C’est curieux, il me semblait vous avoir présenté le double Cd composant les deux premiers volumes de cette trilogie, mais je ne retrouve pas sur le fil, ayant juste évoqué l’album sans plus. Pourtant ça m’avait vraiment bien plu, ce qui explique la présence de ce volume trois dans les rayons. Birgé ne vend pas cher ses productions, son truc c’est la musique, la diffusion et même la gratuité, le plus souvent à travers son bandcamp ou son site, une sorte d’idéaliste échappé des années soixante-dix, je suppose qu’il doit ressentir amèrement les basculements du monde…
C’est pourquoi Birgé est un trésor et une pépite. L’album est plein, bourré à fond de bonnes ziques gorgées d’impros. Des invités, vingt qui viennent participer au pique-nique et vous offrir ce bel album plein de rêves et de surprises. Je vous mets les plus connus pour que ça évoque de bons souvenirs musicaux chez vous, mais ici personne ne vaut plus qu’un autre. On pourrait citer François Corneloup, Gilles Coronado, David Fenech, Fidel Fourneyron, Naïssam Jalal, Olivier Lété ou Elise Caron et beaucoup de musiciennes et musiciens inconnus pour moi mais dont on fait la découverte à travers ce précieux album…
« Il s’agit de jouer pour se rencontrer et non le contraire comme il est d’usage », écrit Birgé sur le petit livret accompagnant, alors à l’impro on ajoute l’aléatoire, en tirant la thématique de la pièce jouée au hasard. A côté du titre de la pièce jouée figure le nom de l’album virtuel dont elle est extraite. On se rapproche de la démarche d’Eno et de John Zorn et sa série « Cobra ».
Ce n’est pas le genre d’album dont il est aisé d’isoler un extrait car tout fait sens, et le plus curieux, finalement, c’est l’homogénéité de l’album, rien ne devrait prédisposer à cela, pourtant il y a comme un fil secret qui réunit les pièces. Peut-être est-ce la présence de Jean-Jacques Birgé qui joue des claviers, percussions, harmonica, kazoo, guimbarde, flûte et autres instruments, qui fait le liant et par sa seule présence assure une identité à l’ensemble.

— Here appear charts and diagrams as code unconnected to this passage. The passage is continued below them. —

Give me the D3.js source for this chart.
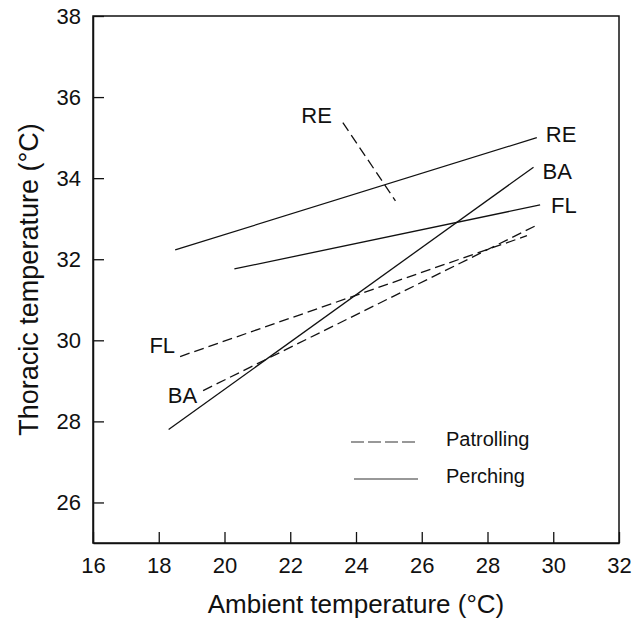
<!DOCTYPE html>
<html>
<head>
<meta charset="utf-8">
<script src="https://cdn.jsdelivr.net/npm/d3@7"></script>
<style>
  html, body { margin: 0; padding: 0; background: #fff; }
  svg text { font-family: "Liberation Sans", Arial, Helvetica, sans-serif; fill: #111; }
</style>
</head>
<body>
<svg id="chart" width="641" height="622"></svg>
<script>
// ---- data ----
const species = ["RE", "BA", "FL"];
// Perching (solid) regression lines: start / end points
const perchX0 = [18.5, 18.3, 20.3];
const perchY0 = [32.23, 27.8, 31.76];
const perchX1 = [29.5, 29.4, 29.6];
const perchY1 = [35.0, 34.27, 33.34];
// Patrolling (dashed) regression lines: start / end points
const patrolX0 = [23.6, 19.35, 18.65];
const patrolY0 = [35.37, 28.76, 29.6];
const patrolX1 = [25.2, 29.55, 29.2];
const patrolY1 = [33.44, 32.86, 32.58];
// axes
const xTicks = [16, 18, 20, 22, 24, 26, 28, 30, 32];
const yTicks = [26, 28, 30, 32, 34, 36, 38];
const xTitle = "Ambient temperature (°C)";
const yTitle = "Thoracic temperature (°C)";
const legendLabels = ["Patrolling", "Perching"];

// ---- layout ----
const svg = d3.select("#chart");
const x = d3.scaleLinear().domain([16, 32]).range([93, 619]);
const y = d3.scaleLinear().domain([25, 38]).range([543, 16]);
const ink = "#111";

// frame
svg.append("rect")
  .attr("x", x(16)).attr("y", y(38))
  .attr("width", x(32) - x(16)).attr("height", y(25) - y(38))
  .attr("fill", "none").attr("stroke", ink).attr("stroke-width", 1.5);

// axes
const xAxis = d3.axisBottom(x).tickValues(xTicks).tickSizeInner(-11).tickSizeOuter(0).tickPadding(14).tickFormat(d3.format("d"));
const gx = svg.append("g").attr("transform", `translate(0,${y(25)})`).call(xAxis);
const yAxis = d3.axisLeft(y).tickValues(yTicks).tickSizeInner(-11).tickSizeOuter(0).tickPadding(12).tickFormat(d3.format("d"));
const gy = svg.append("g").attr("transform", `translate(${x(16)},0)`).call(yAxis);
[gx, gy].forEach(g => {
  g.select(".domain").attr("stroke", ink).attr("stroke-width", 1.5);
  g.selectAll(".tick line").attr("stroke", ink).attr("stroke-width", 1.3);
  g.selectAll(".tick text").attr("font-size", 22).attr("fill", ink)
    .style("font-family", '"Liberation Sans", Arial, Helvetica, sans-serif');
});

// titles
svg.append("text").attr("x", (x(16) + x(32)) / 2).attr("y", 613)
  .attr("text-anchor", "middle").attr("font-size", 26).text(xTitle);
svg.append("text")
  .attr("transform", `translate(38,${(y(25) + y(38)) / 2}) rotate(-90)`)
  .attr("text-anchor", "middle").attr("font-size", 27).text(yTitle);

// lines
const perch = species.map((s, i) => ({ s, x0: perchX0[i], y0: perchY0[i], x1: perchX1[i], y1: perchY1[i] }));
const patrol = species.map((s, i) => ({ s, x0: patrolX0[i], y0: patrolY0[i], x1: patrolX1[i], y1: patrolY1[i] }));

svg.append("g").selectAll("line").data(perch).join("line")
  .attr("x1", d => x(d.x0)).attr("y1", d => y(d.y0))
  .attr("x2", d => x(d.x1)).attr("y2", d => y(d.y1))
  .attr("stroke", ink).attr("stroke-width", 1.3);

svg.append("g").selectAll("line").data(patrol).join("line")
  .attr("x1", d => x(d.x0)).attr("y1", d => y(d.y0))
  .attr("x2", d => x(d.x1)).attr("y2", d => y(d.y1))
  .attr("stroke", ink).attr("stroke-width", 1.3).attr("stroke-dasharray", "10,5");

// labels: perching at right end, patrolling at left start
const perchOff = { RE: [9, 4], BA: [9, 12], FL: [11, 8] };
const patrolOff = { RE: [-11, 0], BA: [-6, 12], FL: [-5, -4] };
svg.append("g").selectAll("text").data(perch).join("text")
  .attr("x", d => x(d.x1) + perchOff[d.s][0]).attr("y", d => y(d.y1) + perchOff[d.s][1])
  .attr("font-size", 22).text(d => d.s);
svg.append("g").selectAll("text").data(patrol).join("text")
  .attr("x", d => x(d.x0) + patrolOff[d.s][0]).attr("y", d => y(d.y0) + patrolOff[d.s][1])
  .attr("text-anchor", "end").attr("font-size", 22).text(d => d.s);

// legend
const lg = svg.append("g");
const legY = [442, 479];
const legDash = ["13,4", null];
legendLabels.forEach((lab, i) => {
  lg.append("line").attr("x1", i === 0 ? 351 : 354).attr("x2", 418)
    .attr("y1", legY[i]).attr("y2", legY[i])
    .attr("stroke", "#333").attr("stroke-width", 1.1)
    .attr("stroke-dasharray", legDash[i]);
  lg.append("text").attr("x", 446).attr("y", legY[i] + 4)
    .attr("font-size", 20).text(lab);
});
</script>
</body>
</html>
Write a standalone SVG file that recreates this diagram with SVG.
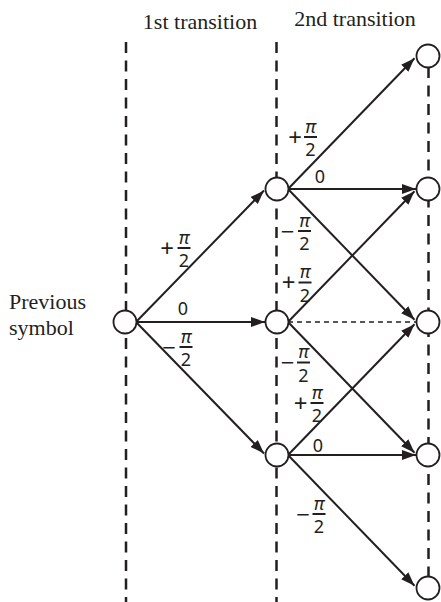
<svg xmlns="http://www.w3.org/2000/svg" xmlns:xlink="http://www.w3.org/1999/xlink" width="441" height="602" viewBox="0 0 441 602">
<style>
.title{font-family:"Liberation Serif","Times New Roman",serif;font-size:22px;fill:#231f20;}
.guide{stroke:#231f20;stroke-width:2.5;stroke-dasharray:11 7.5;fill:none;}
.node{fill:#fff;stroke:#231f20;stroke-width:1.8;}
.edge{stroke:#231f20;stroke-width:2;fill:none;marker-end:url(#ah);}
.dashed{stroke:#231f20;stroke-width:1.5;stroke-dasharray:5 4;fill:none;}
.m{font-family:"Noto Sans","DejaVu Sans",sans-serif;font-size:18px;fill:#231f20;text-anchor:middle;}
.s{font-size:24px;}
.pi{font-style:italic;}
.bar{stroke:#231f20;stroke-width:2;}
</style>
<defs>
<marker id="ah" markerUnits="userSpaceOnUse" markerWidth="14" markerHeight="10" refX="14" refY="5" orient="auto">
<path d="M0,0 L14,5 L0,10 z" fill="#231f20"/>
</marker>
<g id="frac">
<text class="m pi" x="0" y="-4.5">π</text>
<line class="bar" x1="-6.5" y1="0" x2="6.5" y2="0"/>
<text class="m" x="0" y="19">2</text>
</g>
</defs>

<g id="titles">
<text class="title" x="200" y="29" text-anchor="middle">1st transition</text>
<text class="title" x="355" y="26" text-anchor="middle">2nd transition</text>
<text class="title" x="9" y="309">Previous</text>
<text class="title" x="9" y="335">symbol</text>
</g>

<g id="guides">
<line class="guide" x1="126" y1="42" x2="126" y2="602"/>
<line class="guide" x1="276.5" y1="42" x2="276.5" y2="602"/>
<line class="guide" x1="428.5" y1="67" x2="428.5" y2="602"/>
</g>

<g id="connectors">
<path class="edge" d="M136,322 L264,190.5"/>
<path class="edge" d="M136,322 L265,322"/>
<path class="edge" d="M136,322 L264,453.5"/>
<path class="edge" d="M288,189 L414.5,58.2"/>
<path class="edge" d="M288,189 L416,189"/>
<path class="edge" d="M288,189 L414.5,319.8"/>
<path class="edge" d="M288,322 L414.5,191.2"/>
<path class="dashed" d="M288,322 L416,322"/>
<path class="edge" d="M288,322 L414.5,452.8"/>
<path class="edge" d="M288,455 L414.5,324.2"/>
<path class="edge" d="M288,455 L416,455"/>
<path class="edge" d="M288,455 L414.5,585.8"/>
</g>

<g id="labels">
<text class="m s" x="167" y="256.5">+</text><use xlink:href="#frac" x="184" y="248"/>
<text class="m" x="183" y="315">0</text>
<text class="m s" x="169" y="355.5">−</text><use xlink:href="#frac" x="186" y="347"/>
<text class="m s" x="295" y="145.5">+</text><use xlink:href="#frac" x="310.5" y="137"/>
<text class="m" x="320" y="183">0</text>
<text class="m s" x="287.5" y="239.5">−</text><use xlink:href="#frac" x="304.5" y="231"/>
<text class="m s" x="288.5" y="291">+</text><use xlink:href="#frac" x="305" y="282.5"/>
<text class="m s" x="287.5" y="371">−</text><use xlink:href="#frac" x="303.5" y="362.5"/>
<text class="m s" x="300.5" y="411.5">+</text><use xlink:href="#frac" x="317" y="403"/>
<text class="m" x="318" y="452">0</text>
<text class="m s" x="303" y="522.5">−</text><use xlink:href="#frac" x="319" y="514"/>
</g>

<g id="node-prev"><circle class="node" cx="125" cy="322" r="11.5"/></g>
<g id="node-m1"><circle class="node" cx="277" cy="189" r="11.5"/></g>
<g id="node-m2"><circle class="node" cx="277" cy="322" r="11.5"/></g>
<g id="node-m3"><circle class="node" cx="277" cy="455" r="11.5"/></g>
<g id="node-r0"><circle class="node" cx="428" cy="56" r="11.5"/></g>
<g id="node-r1"><circle class="node" cx="428" cy="189" r="11.5"/></g>
<g id="node-r2"><circle class="node" cx="428" cy="322" r="11.5"/></g>
<g id="node-r3"><circle class="node" cx="428" cy="455" r="11.5"/></g>
<g id="node-r4"><circle class="node" cx="428" cy="588" r="11.5"/></g>
</svg>
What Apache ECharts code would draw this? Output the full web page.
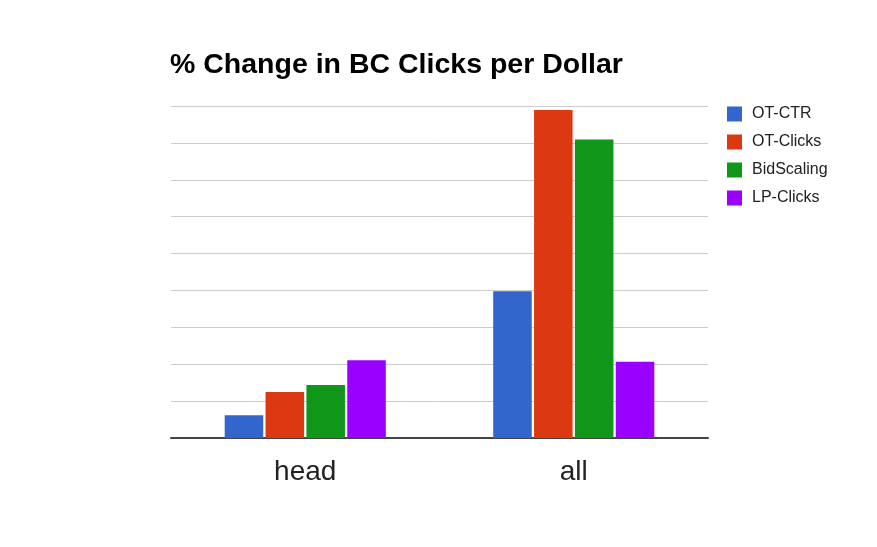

Il faut savoir que chaque pièce est individuellement un extrait d’une création plus large qui aurait le format d’un album, disponible gratuitement par ailleurs sur drame.org ou Bandcamp. Les musiciens sont le plus souvent réunis en formation de trois, ou plus rarement de deux. Je vous cite le titre de l’intéressante huitième pièce, car elle prête à sourire, « Manger avec quelqu’un qui n’a pas d’appétit c’est discuter beaux-arts avec un abruti » ne pas oublier que nous sommes dans le cadre d’un pique-nique…

Douglas (link)

Jean-Jacques Birgé cultive depuis si longtemps, sous toutes les formes, dans tous les arts, un iconoclasme qui a édifié une œuvre foisonnante, insaisissable, pénétrée de sa propre originalité. Ce troisième volume – les deux précédents étaient dans le même double disque –de son Pique-nique au labo illustre une facette de son travail qui pourrait se targuer sans peine d’être la plus belle à bien des égards : Birgé s’intéresse à ce(ux) qui l’entoure. Invitant à nouveau bien des artistes à venir enregistrer avec lui, il en ressort une collectivité passionnante, où Naïssam Jalal (par exemple) côtoie (à titre d’illustration) Violaine Lochu ou David Fenech, et c’est heureux. Le résultat, surtout, et très réussi, et cela est d’abord dû à l’accueil musical fait par l’hôte, dont l’éclectisme nécessaire dans ce format est servi avec une intelligence et une sensibilité constante.